TL;DR

  • I build portfolios as decision tools for agencies and casting teams, not as over-produced highlight reels.
  • The process is shaped by over a decade across editorial, commercial, and model-development environments.
  • My testing context spans New York, Paris, and Australia across agency ecosystems including IMG, The Society, Elite, NEXT, Wilhelmina, New York Models, Ford, and others.
  • The aim is simple: images that read clearly, represent truthfully, and improve the model’s chances of being considered.

The difference between pretty and useful

A model portfolio should answer professional questions quickly.

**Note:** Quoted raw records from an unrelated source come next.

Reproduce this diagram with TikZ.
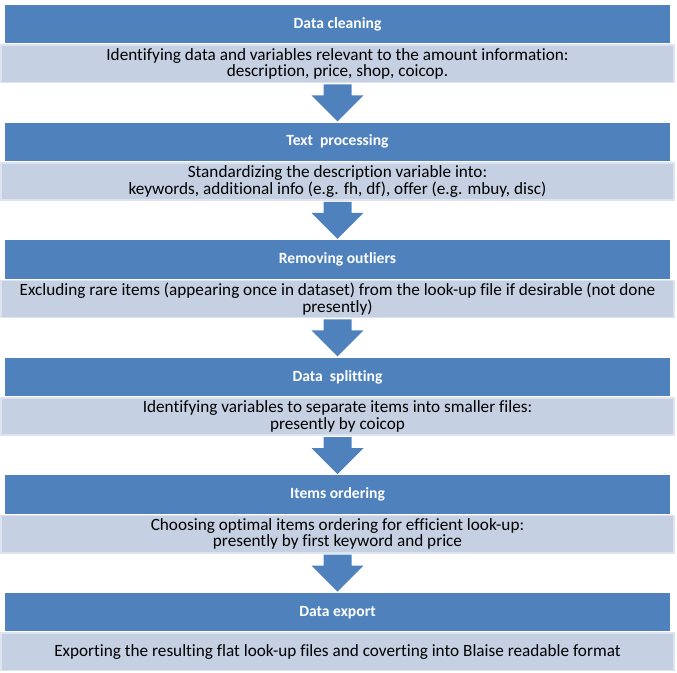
\documentclass[tikz,border=0pt]{standalone}
\usepackage{fontspec}
\setmainfont[Ligatures=NoCommon]{Carlito}
\usepackage{tikz}
\usetikzlibrary{calc}

\definecolor{hdrblue}{RGB}{79,129,189}
\definecolor{bodyblue}{RGB}{197,208,227}
\definecolor{bodyedge}{RGB}{222,228,239}

\begin{document}
\begin{tikzpicture}[x=0.75pt,y=-0.75pt,
    hdr/.style={fill=hdrblue,text=white,font=\fontsize{11.7}{13}\selectfont\bfseries,
        minimum width=498.75pt,minimum height=28.9pt,inner sep=0pt},
    bdy/.style={fill=bodyblue,draw=bodyedge,line width=1.2pt,align=center,
        font=\fontsize{12.9}{12.3}\selectfont,
        minimum width=504.5pt,minimum height=28pt,inner sep=0pt},
    blockfill/.style={fill=hdrblue}]
    \useasboundingbox (0,0) rectangle (677,673);

    % Data cleaning
    \node[hdr] (h1) at (337.5,24.2) {Data cleaning};
    \node[bdy,anchor=north] (b1) at ($(h1.south)+(0,0.6)$) {Identifying data and variables relevant to the amount information:\\ description, price, shop, coicop.};

    % Text processing
    \node[hdr] (h2) at (337.5,141.8) {Text\ \ processing};
    \node[bdy,anchor=north] (b2) at ($(h2.south)+(0,0.6)$) {Standardizing the description variable into:\\ keywords, additional info (e.g. fh, df), offer (e.g. mbuy, disc)};

    % Removing outliers
    \node[hdr] (h3) at (337.5,259.4) {Removing outliers};
    \node[bdy,anchor=north] (b3) at ($(h3.south)+(0,0.6)$) {Excluding rare items (appearing once in dataset) from the look-up file if desirable (not done\\ presently)};

    % Data splitting
    \node[hdr] (h4) at (337.5,377.0) {Data\ \ splitting};
    \node[bdy,anchor=north] (b4) at ($(h4.south)+(0,0.6)$) {Identifying variables to separate items into smaller files:\\ presently by coicop};

    % Items ordering
    \node[hdr] (h5) at (337.5,494.6) {Items ordering};
    \node[bdy,anchor=north] (b5) at ($(h5.south)+(0,0.6)$) {Choosing optimal items ordering for efficient look-up:\\ presently by first keyword and price};

    % Data export
    \node[hdr] (h6) at (337.5,612.2) {Data export};
    \node[bdy,anchor=north] (b6) at ($(h6.south)+(0,0.6)$) {Exporting the resulting flat look-up files and coverting into Blaise readable format};

    % Pfeile
    \fill[blockfill] ($(b1.south)+(-14,1)$) -- ($(b1.south)+(14,1)$) -- ($(b1.south)+(14,12)$) -- ($(b1.south)+(26,12)$) -- ($(h2.north)+(0,-1)$) -- ($(b1.south)+(-26,12)$) -- ($(b1.south)+(-14,12)$) -- cycle;
    \fill[blockfill] ($(b2.south)+(-14,1)$) -- ($(b2.south)+(14,1)$) -- ($(b2.south)+(14,12)$) -- ($(b2.south)+(26,12)$) -- ($(h3.north)+(0,-1)$) -- ($(b2.south)+(-26,12)$) -- ($(b2.south)+(-14,12)$) -- cycle;
    \fill[blockfill] ($(b3.south)+(-14,1)$) -- ($(b3.south)+(14,1)$) -- ($(b3.south)+(14,12)$) -- ($(b3.south)+(26,12)$) -- ($(h4.north)+(0,-1)$) -- ($(b3.south)+(-26,12)$) -- ($(b3.south)+(-14,12)$) -- cycle;
    \fill[blockfill] ($(b4.south)+(-14,1)$) -- ($(b4.south)+(14,1)$) -- ($(b4.south)+(14,12)$) -- ($(b4.south)+(26,12)$) -- ($(h5.north)+(0,-1)$) -- ($(b4.south)+(-26,12)$) -- ($(b4.south)+(-14,12)$) -- cycle;
    \fill[blockfill] ($(b5.south)+(-14,1)$) -- ($(b5.south)+(14,1)$) -- ($(b5.south)+(14,12)$) -- ($(b5.south)+(26,12)$) -- ($(h6.north)+(0,-1)$) -- ($(b5.south)+(-26,12)$) -- ($(b5.south)+(-14,12)$) -- cycle;
\end{tikzpicture}
\end{document}
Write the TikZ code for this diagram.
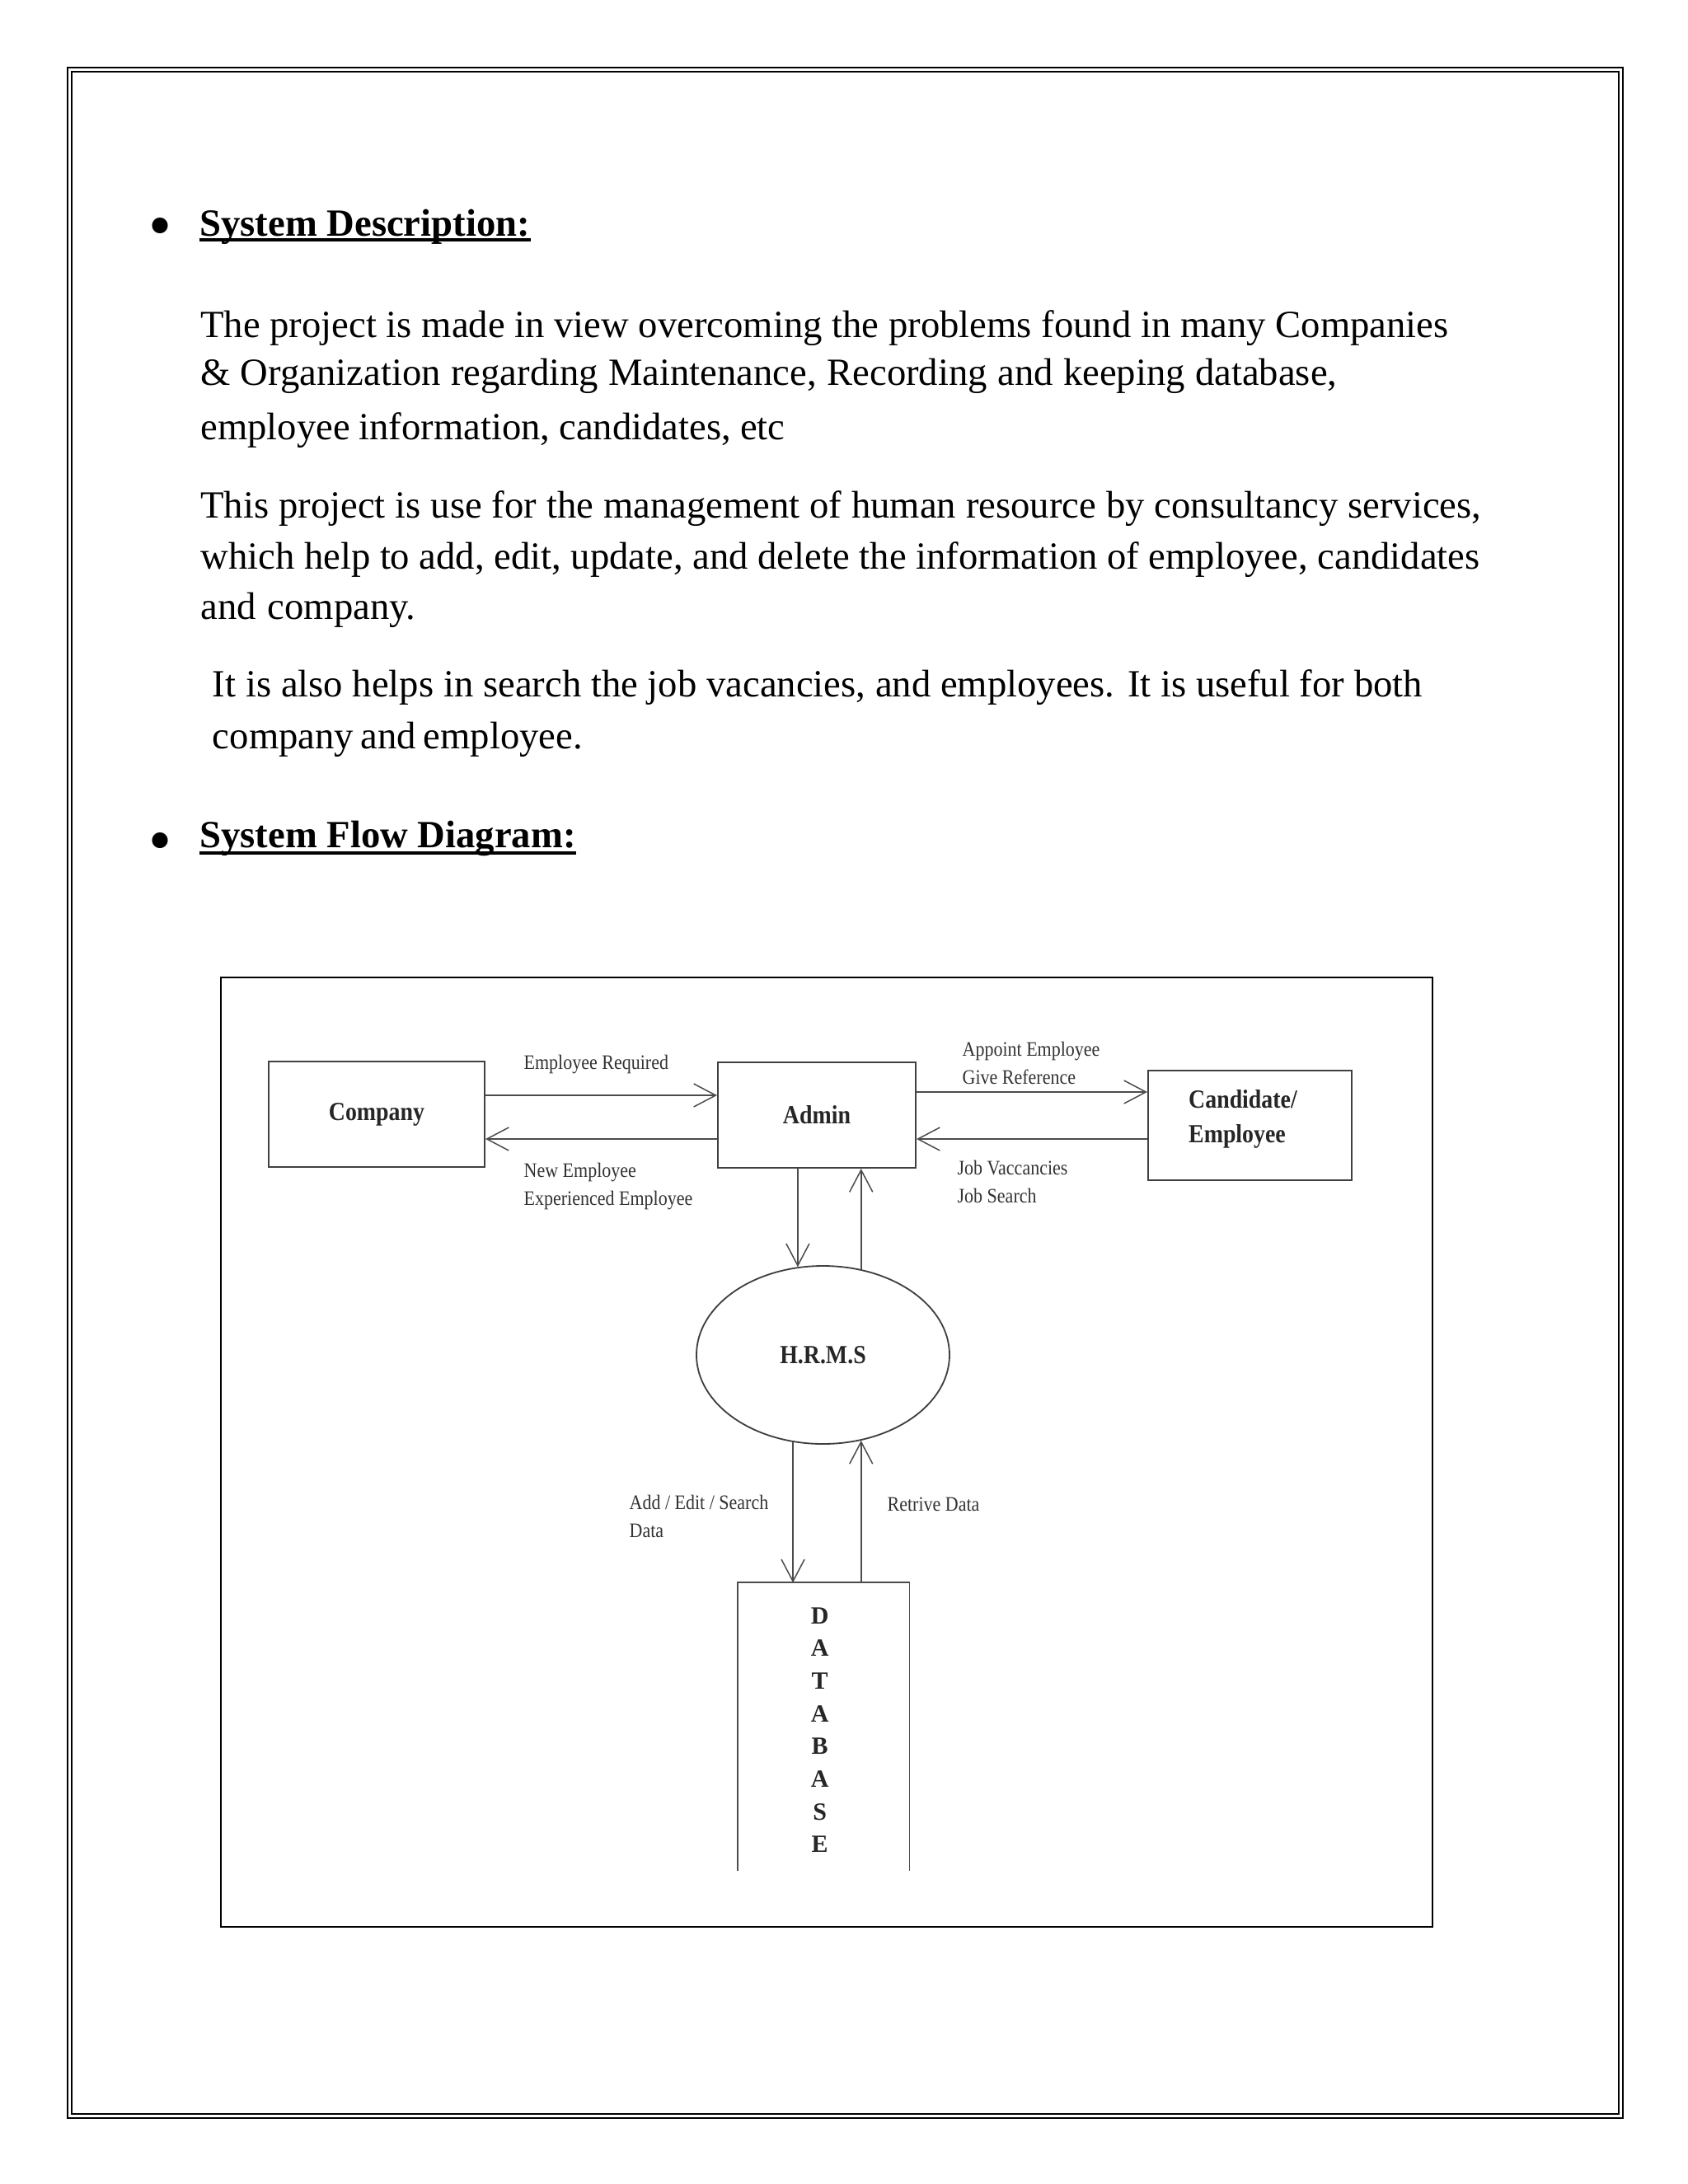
\documentclass[tikz,border=0pt]{standalone}
\usepackage{fontspec}
\setmainfont{Liberation Serif}
\usetikzlibrary{arrows.meta,shapes.geometric,calc}
\newlength\pxu
\setlength\pxu{0.3pt}
\newcommand{\bline}[2]{\makebox[#1\pxu][s]{#2}}
\newcommand{\sq}[1]{\scalebox{0.88}[1]{#1}}
\begin{document}
\begin{tikzpicture}[x=0.3pt,y=-0.3pt,
  body/.style={anchor=base west,inner sep=0pt,font=\fontsize{14}{16}\selectfont},
  titletext/.style={anchor=base west,inner sep=0pt,font=\fontsize{14}{16}\selectfont\bfseries},
  bul/.style={anchor=base,inner sep=0pt,font=\fontsize{24}{26}\selectfont},
  uline/.style={line width=1.1pt},
  boxnode/.style={draw=black!75,line width=0.6pt,rectangle,inner sep=0pt,text=black!85,font=\fontsize{9.5}{12.6}\selectfont\bfseries},
  lbl/.style={anchor=base west,inner sep=0pt,text=black!80,font=\fontsize{7.5}{10.2}\selectfont,align=left},
  blbl/.style={inner sep=0pt,text=black!85,font=\fontsize{9.5}{12.6}\selectfont\bfseries,align=left},
  flow/.style={draw=black!70,line width=0.45pt,-{Straight Barb[length=8pt,width=8.4pt]}},
  dbline/.style={draw=black!70,line width=0.55pt},
]
\useasboundingbox (0,0) rectangle (2048,2650);
\fill[white] (0,0) rectangle (2048,2650);

% page border (double)
\draw[line width=0.8pt] (82,82) rectangle (1969,2570);
\draw[line width=0.6pt] (86.5,86.5) rectangle (1964,2565);

% heading 1
\node[bul] (b1) at (195,300) {•};
\node[titletext] (t1) at (241.7,286.7) {System Description:};
\draw[uline] ([yshift=-1.3pt]t1.base west) -- ([yshift=-1.3pt]t1.base east);

% paragraphs
\node[body] (p1a) at (242.7,409.3) {\bline{1514}{The project is made in view overcoming the problems found in many Companies}};
\node[body] (p1b) at (242.7,467) {\bline{1379}{\& Organization regarding Maintenance, Recording and keeping database,}};
\node[body] (p1c) at (242.7,533.5) {\bline{709}{employee information, candidates, etc}};
\node[body] (p2a) at (242.7,628) {\bline{1554}{This project is use for the management of human resource by consultancy services,}};
\node[body] (p2b) at (242.7,690.5) {\bline{1552}{which help to add, edit, update, and delete the information of employee, candidates}};
\node[body] (p2c) at (242.7,751.5) {\bline{261}{and company.}};
\node[body] (p3a) at (257.3,845.5) {\bline{1468}{It is also helps in search the job vacancies, and employees. It is useful for both}};
\node[body] (p3b) at (257.3,908.3) {\bline{449}{company and employee.}};

% heading 2
\node[bul] (b2) at (195,1046) {•};
\node[titletext] (t2) at (241.7,1028.3) {System Flow Diagram:};
\draw[uline] ([yshift=-2pt]t2.base west) -- ([yshift=-2pt]t2.base east);

% diagram frame
\draw[line width=0.5pt] (268.3,1186) rectangle (1737.7,2337.7);

% nodes
\node[boxnode,minimum width=78.6pt,minimum height=38.4pt] (cmp) at (457,1352) {\sq{Company}};
\node[boxnode,minimum width=72pt,minimum height=38.4pt] (adm) at (991,1353) {\sq{Admin}};
\node[boxnode,minimum width=74.1pt,minimum height=39.9pt] (cand) at (1516.5,1365.5) {};
\node[blbl] (candt) at (1508,1358) {\sq{Candidate/}\\\sq{Employee}};
\node[draw=black!75,line width=0.55pt,ellipse,inner sep=0pt,minimum width=92.1pt,minimum height=64.8pt,
      text=black!85,font=\fontsize{9.5}{12}\selectfont\bfseries] (hrms) at (998.5,1644) {\sq{H.R.M.S}};
\node[inner sep=0pt,minimum width=62.2pt,minimum height=104.4pt] (db) at (999.1,2095) {};
\draw[dbline] (db.south west) -- (db.north west) -- (db.north east) -- (db.south east);
\node[inner sep=0pt,align=center,text=black!85,font=\fontsize{9}{11.9}\selectfont\bfseries] (dbt) at (994.6,2099)
  {D\\A\\T\\A\\B\\A\\S\\E};

% connectors
\draw[flow] ([yshift=6.9pt]cmp.east) -- ([yshift=6.9pt]cmp.east -| adm.west);
\draw[flow] ([yshift=-8.7pt]adm.west) -- ([yshift=-8.7pt]adm.west -| cmp.east);
\draw[flow] ([yshift=8.4pt]adm.east) -- ([yshift=8.4pt]adm.east -| cand.west);
\draw[flow] ([yshift=-8.7pt]adm.east -| cand.west) -- ([yshift=-8.7pt]adm.east);
\draw[flow] (hrms.106 |- adm.south) -- (hrms.106);
\draw[flow] (hrms.66) -- (hrms.66 |- adm.south);
\draw[flow] (hrms.-109) -- (hrms.-109 |- db.north);
\draw[flow] (hrms.-66 |- db.north) -- (hrms.-66);

% connector labels (base = baseline of the last line)
\node[lbl] (ler) at (635,1297) {\sq{Employee Required}};
\node[lbl] (lae) at (1167,1315.7) {\sq{Appoint Employee}\\\sq{Give Reference}};
\node[lbl] (lne) at (635,1462) {\sq{New Employee}\\\sq{Experienced Employee}};
\node[lbl] (ljv) at (1161,1459) {\sq{Job Vaccancies}\\\sq{Job Search}};
\node[lbl] (ladd) at (763,1865.7) {\sq{Add / Edit / Search}\\\sq{Data}};
\node[lbl] (lrd) at (1076,1833) {\sq{Retrive Data}};
\end{tikzpicture}
\end{document}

Can this talent deliver range? Do they photograph consistently? Do they feel current? Are they right for this market?

That is why I treat portfolio development as strategy, not content production. A beautiful image is easy to make. A useful image — one that helps a model move forward — requires structure, restraint, and intent.

How I structure a model book

When I develop a portfolio, I build from agency utility first, then creative range.

  • Clarity first: clean frames that show face, proportions, movement, and presence without distraction.
  • Sequencing with purpose: images are ordered so the story reads as one coherent body of work, not a random set of looks.
  • Direction over posing: I coach expression, line, and energy so images feel natural but intentional.
  • Retouching discipline: enough polish for professionalism, never so much that the model no longer looks like themselves.

This is the difference between a portfolio that gets compliments and one that gets shortlisted.

Agency-facing beauty portrait with clean styling and direct expression
1 / 3 · Model: Andrea Langfeldt · Agency: Elite NYC · Photo: Dave Blake

The standard behind the work

I’ve spent over a decade working across editorial, commercial, and model-development environments.

My approach has been shaped through testing and production contexts connected to New York, Paris, and Australia, including agency ecosystems such as IMG, The Society, Elite, NEXT, Wilhelmina, New York Models, Ford, and others.

That international context matters because agency expectations are specific. The benchmark is not “does this look cool?” The benchmark is “does this model read clearly and competitively in a real submission environment?”

Model testing frame demonstrating proportion, line, and expression
2 / 3 · Model: Francesca Onorato · Agency: Wilhelmina NY · Photo: Dave Blake

Brand and editorial crossover

Alongside model development, I’ve worked with clients and titles including Coach, Redken, Adidas, R.M. Williams, Elle, Harper’s Bazaar, GrittyPretty, Aje, Bassike, Acler, Porsche, and David Yurman.

This crossover keeps testing grounded in commercial reality: what brands brief for, what editors select, and what decision-makers respond to under time pressure.

In practice, it means model books that stay clean and agency-relevant while still carrying enough personality to stand out.

Editorial crossover frame featuring Jasmine Dwyer
3 / 3 · Model: Jasmine Dwyer · Agency: NEXT NY · Photo: Dave Blake

Who this is for

If you are:

  • Building a first portfolio,
  • Resetting an existing book,
  • Updating for agency/casting windows, or
  • Preparing for scouting submission,

the process is scoped to your stage, market goals, and timeline.